## Request
State how many lines contain "with", and write nothing except that count.

## Collected data

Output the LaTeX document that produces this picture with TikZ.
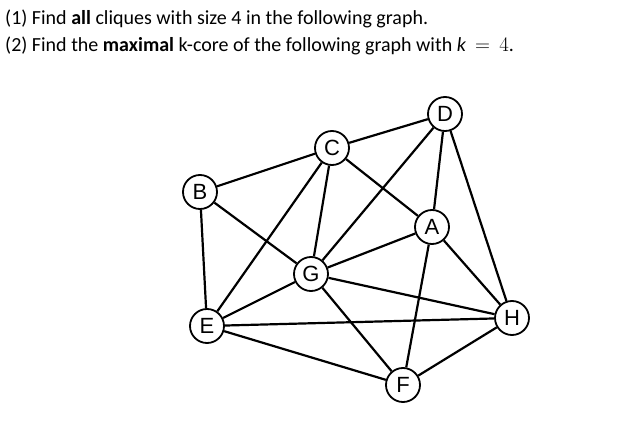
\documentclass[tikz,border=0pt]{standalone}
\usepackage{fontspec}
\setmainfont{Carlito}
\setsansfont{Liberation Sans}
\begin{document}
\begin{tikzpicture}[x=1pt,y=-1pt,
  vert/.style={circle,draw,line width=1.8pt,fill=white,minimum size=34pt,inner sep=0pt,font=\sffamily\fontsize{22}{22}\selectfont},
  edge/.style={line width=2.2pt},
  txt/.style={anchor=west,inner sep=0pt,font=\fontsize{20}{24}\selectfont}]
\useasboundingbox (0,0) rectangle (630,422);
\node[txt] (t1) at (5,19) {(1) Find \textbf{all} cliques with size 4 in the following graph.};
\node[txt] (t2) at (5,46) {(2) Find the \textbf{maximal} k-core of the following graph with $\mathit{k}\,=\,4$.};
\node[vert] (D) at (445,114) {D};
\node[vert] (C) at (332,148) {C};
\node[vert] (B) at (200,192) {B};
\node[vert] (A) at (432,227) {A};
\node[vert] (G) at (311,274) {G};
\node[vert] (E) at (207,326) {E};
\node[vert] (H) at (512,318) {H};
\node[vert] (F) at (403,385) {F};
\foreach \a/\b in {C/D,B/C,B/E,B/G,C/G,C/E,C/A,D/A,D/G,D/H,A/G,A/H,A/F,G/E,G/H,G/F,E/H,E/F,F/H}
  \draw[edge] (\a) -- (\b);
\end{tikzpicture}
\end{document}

## Result of the exercise
3